I picked up this book after I made it a goal to work through the readings and lectures of an Open Yale course from Emancipation to Present. ( https://oyc.yale.edu/african-american... ) I've read the entire book and feel much more knowledgeable about the lives of southern Black women in the late 19th and early 20th century because of it. It focuses specifically on Atlanta, but includes a lot of information about the general history of the time, and is full of details about the lives, work, and successes of Black women, as well as the many ways in which they had to face racism and the difficulties of making their place in a white dominated world. The author clearly did a ton of research, and many many primary sources are directly cited. It was very readable, and though sometimes a bit repetitive, I honestly needed the repetition to help me keep track of all the new information i was processing. It was refreshing to read a non white-centric history of an American place.
Tera W. Hunter’s first book, To ‘Joy My Freedom: Southern Black Women’s Lives and Labors After the Civil War, is “a study of the Black female majority in the urban South” (pg. viii). With a primary focus on the lives of Black female domestic laborers in Atlanta, Georgia. Hunter analyzes Black working-class women and their contributions to labor in the New South. This is an insightful and exciting read on the lives of Southern Black working-women post-Civil War. This reviewer highly recommends this book for students of Southern history, African American history, labor history, and women’s history.
This book was highly informative and further opened my eyes to the perpetual struggle of black women in the South. The book begins at the Civil War and continues chronologically to the early 20th century – and despite the focus on one demographic, it provided a great overview of general American history from a Southern viewpoint. It was a slow read, due to the immense detail that Hunter provides on many aspects of Southern black womanhood; but the detail was much appreciated in formulating a clear view of American history. I loved this book.

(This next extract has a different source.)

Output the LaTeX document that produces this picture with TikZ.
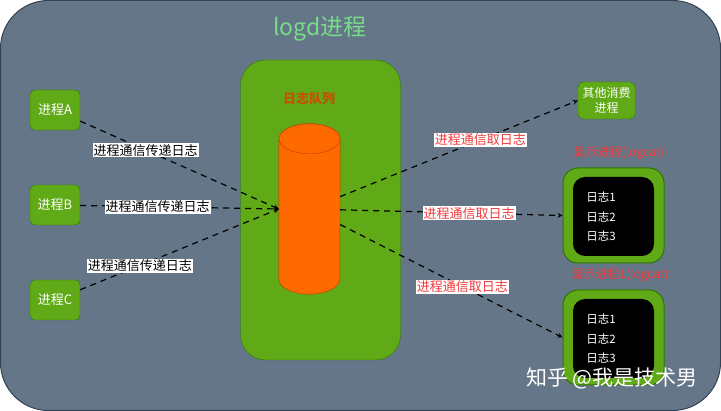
\documentclass[tikz,border=0pt]{standalone}
\usepackage{fontspec}
\setmainfont{Noto Sans CJK SC}
\usepackage{tikz}
\usetikzlibrary{shapes.geometric, arrows}
\definecolor{slatefill}{HTML}{647687}
\definecolor{slateline}{HTML}{314354}
\definecolor{greenfill}{HTML}{60A917}
\definecolor{greenline}{HTML}{2D7600}
\definecolor{orangefill}{HTML}{FF6A00}
\definecolor{orangeline}{HTML}{C73500}
\definecolor{titlegreen}{HTML}{77DD88}
\definecolor{queuetext}{HTML}{C75000}
\definecolor{fetchred}{HTML}{F03A3A}
\tikzstyle{process} = [rectangle, rounded corners=5pt, minimum width=50pt, minimum height=40pt, text centered, draw=greenline, fill=greenfill, text=white, font=\fontsize{13}{15}\selectfont]
\tikzstyle{queuebox} = [rectangle, rounded corners=25pt, minimum width=160pt, minimum height=300pt, draw=greenline, fill=greenfill]
\tikzstyle{store} = [rectangle, minimum width=61pt, minimum height=170pt, inner sep=0pt]
\tikzstyle{storebody} = [draw=orangeline, fill=orangefill]
\tikzstyle{consumer} = [rectangle, rounded corners=15pt, minimum width=101pt, minimum height=95pt, line width=1pt, draw=greenline, fill=greenfill]
\tikzstyle{screen} = [rectangle, rounded corners=12pt, minimum width=81pt, minimum height=79pt, fill=black]
\tikzstyle{logtext} = [align=center, text=white, font=\fontsize{11.5}{19.5}\selectfont]
\tikzstyle{sendlabel} = [fill=white, inner sep=1pt, text=black, font=\fontsize{13}{15}\selectfont]
\tikzstyle{fetchlabel} = [fill=white, inner sep=1pt, text=fetchred, font=\fontsize{13}{15}\selectfont]
\tikzstyle{showlabel} = [text=fetchred, font=\fontsize{12}{14}\selectfont]
\tikzstyle{arrow} = [line width=1.2pt, ->, >=stealth, dash pattern=on 6pt off 5pt]
\begin{document}
\begin{tikzpicture}[x=1pt, y=-1pt, node distance=95pt]
    \useasboundingbox (0,0) rectangle (721,411);
    \draw [fill=slatefill, draw=slateline, line width=1pt, rounded corners=48pt] (0.5,0.5) rectangle (720.5,410.5);

    \node (title) [text=titlegreen, font=\fontsize{23}{26}\selectfont] at (320,29) {logd进程};
    \node (queue) [queuebox] at (320.5,210) {};
    \node (queuetitle) [text=queuetext, font=\bfseries\fontsize{13}{15}\selectfont] at (309,99) {日志队列};

    % log buffer cylinder
    \node (logs) [store] at (309.5,209) {};
    \draw [storebody] (logs.north west) ++(0,15) -- ([yshift=15pt]logs.south west)
        arc [start angle=180, end angle=0, x radius=30.5, y radius=15]
        -- ([yshift=-15pt]logs.north east)
        arc [start angle=0, end angle=-180, x radius=30.5, y radius=15] -- cycle;
    \draw [storebody] ([yshift=-15pt]logs.north) ellipse [x radius=30.5, y radius=15];

    \node (procA) [process] at (55,110) {进程A};
    \node (procB) [process, below of=procA] {进程B};
    \node (procC) [process, below of=procB] {进程C};

    \node (other) [process, minimum width=57pt, minimum height=37pt, align=center, font=\fontsize{12}{15}\selectfont] at (606.5,100.5) {其他消费\\进程};
    \node (show1) [consumer] at (613.5,215.5) {};
    \node (screen1) [screen] at (613.5,216.5) {};
    \node (list1) [logtext] at (601,217) {日志1\\日志2\\日志3};
    \node (show2) [consumer] at (613.5,337.5) {};
    \node (screen2) [screen] at (613.5,338.5) {};
    \node (list2) [logtext] at (601,339) {日志1\\日志2\\日志3};
    \node (showtitle1) [showlabel] at (619,153) {显示进程(logcat)};
    \node (showtitle2) [showlabel] at (620,275) {显示进程1(logcat)};

    \draw [arrow] (procA) -- node [sendlabel, pos=0.33] {进程通信传递日志} (logs.west);
    \draw [arrow] (procB) -- node [sendlabel, pos=0.39] {进程通信传递日志} (logs.west);
    \draw [arrow] (procC) -- node [sendlabel, pos=0.30] {进程通信传递日志} (logs.west);
    \draw [arrow] (logs) -- node [fetchlabel, pos=0.59] {进程通信取日志} (other.west);
    \draw [arrow] (logs) -- node [fetchlabel, pos=0.58] {进程通信取日志} (show1.west);
    \draw [arrow] (logs) -- node [fetchlabel, pos=0.55] {进程通信取日志} (show2.west);

    \node (mark) [text=white, font=\fontsize{21}{24}\selectfont] at (612,378) {知乎 @我是技术男};

\end{tikzpicture}
\end{document}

Very thorough look at race, gender, and class during Reconstruction. Very eye opening. We’ve come so far on race and gender issues in the USA and yet not far at all. We have the SAME recurring issues regarding police brutality, disenfranchisement, cultural policing of sexuality, the revered white woman trope, and class divisions that continue to plague our country. I especially enjoyed the sections outlining the development of blues and black dance as a form of rebellion and reclaiming physical autonomy.
Really struggled to enjoy the end as it became repetitive. However, coming away from this book feels as if I just stepped out of another world that I haven’t had a good glimpse of yet, and this is why I enjoy this book so much in some areas. Worth the read, especially Chapter 9 and the attitudes of society towards pathologies (white women with tuberculosis were considered beautiful ands CHIC!!!?)
This entire review has been hidden because of spoilers.
I think that this book is very well-researched and well-written. It was hard for me to focus on such an academic book because my mind has been all over the piece, so I wouldn't really say that I "enjoyed" reading it, but I am thankful that I did.
I am reading this book as part of the coursework for a free Yale class that I am taking online. I am glad to be reading it as part of a class because it means that we will learn about the same topics in lecture.
To ‘Joy My Freedom tells the story of generations of oppression black women faced in Atlanta and the evolution of their resistance from Antebellum through WW1. It is a story that still resonates with us today, as much of the same rhetoric used against the most outcasted people in our society has been repackaged to modern society. There are lessons to be learned from the slaves, washerwomen, workers, and mothers who broke the fabric of society on all levels of race and class.
Outstandingly written Labor History and Jim Crow book. The greatest micro-level analysis on the development of Jim Crow and Black workers in the South from post-Civil War to the 1920s Great Migration. Extremely well written history of Atlanta, the capital of the “New South”.
An important history that caps off a decade of new historical approaches in the field of African American studies. Hunter uses a lens of CRT and Intersectionality in tangent with a bottom-up approach to produce a truly landmark study of Atlanta and working Black women.
Excellent work by Dr. Hunter...throughly researched and backed with valid evidence of the inhumane, systematic, racist challenges that African American Women faced in the South.
An well-written and detailed book about the Black women’s resilient struggles to claim their bodies, femininity, freedom, and political roles in the Urban South, especially Atlanta, from the Civil War to the First World War. The book reveals a recurring theme of Southerners’ fright of Black women’s agency, a fright that droves them to debase their position by any means possible, such as the enact of Jim Crow and support of Ku Klax Klan. However, Black female, and Black society in general, were persistent and creative in their effort to chase for their dreamed freedom in Atlanta. Stories about African American societies, organizations, jobs, and night dancing parties interestingly manifest various means for such effort.
This was assigned for the "Black Women in America" class that I am CAing for. I really enjoyed the book a great deal. Hunter's prose is very accessible, and I think she does a fantastic job of making the history of black women after the Civil War accessible and interesting to an undergraduate audience while still maintaining scholarly rigor. That said, I am left wanting to know more after many of her anecdotes and, while I understand that she couldn't possible give us all the details on every encounter, both for spatial limitations and absences in the record, it could be frustrating at times.
Enlightened me about life for Black domestic workers in the South during and particularly after slavery. Main focus was the Atlanta area. Educational institutions, neighborhoods, and streets mentioned are thriving communities today. Provided an appreciation for what our female domestic workers went through to get us where we are today.
Excellent overview of the lives of Southern black women during the Reconstruction period and the early part of the twentieth century. Well written and covers most of the major historiographical issues in African-American women's history for the period.
Fun drinking game for the book: take a shot every time the author uses the phrase "African American Women" when referring to experiences that were commonplace to all African Americans. Just a weirdly paced book that can't make up its mind on what its trying to say or what it wants to be about.
This is a really great work about the history of Southern Black Women. It's great for people interested in women's history, American history, or Africana studies.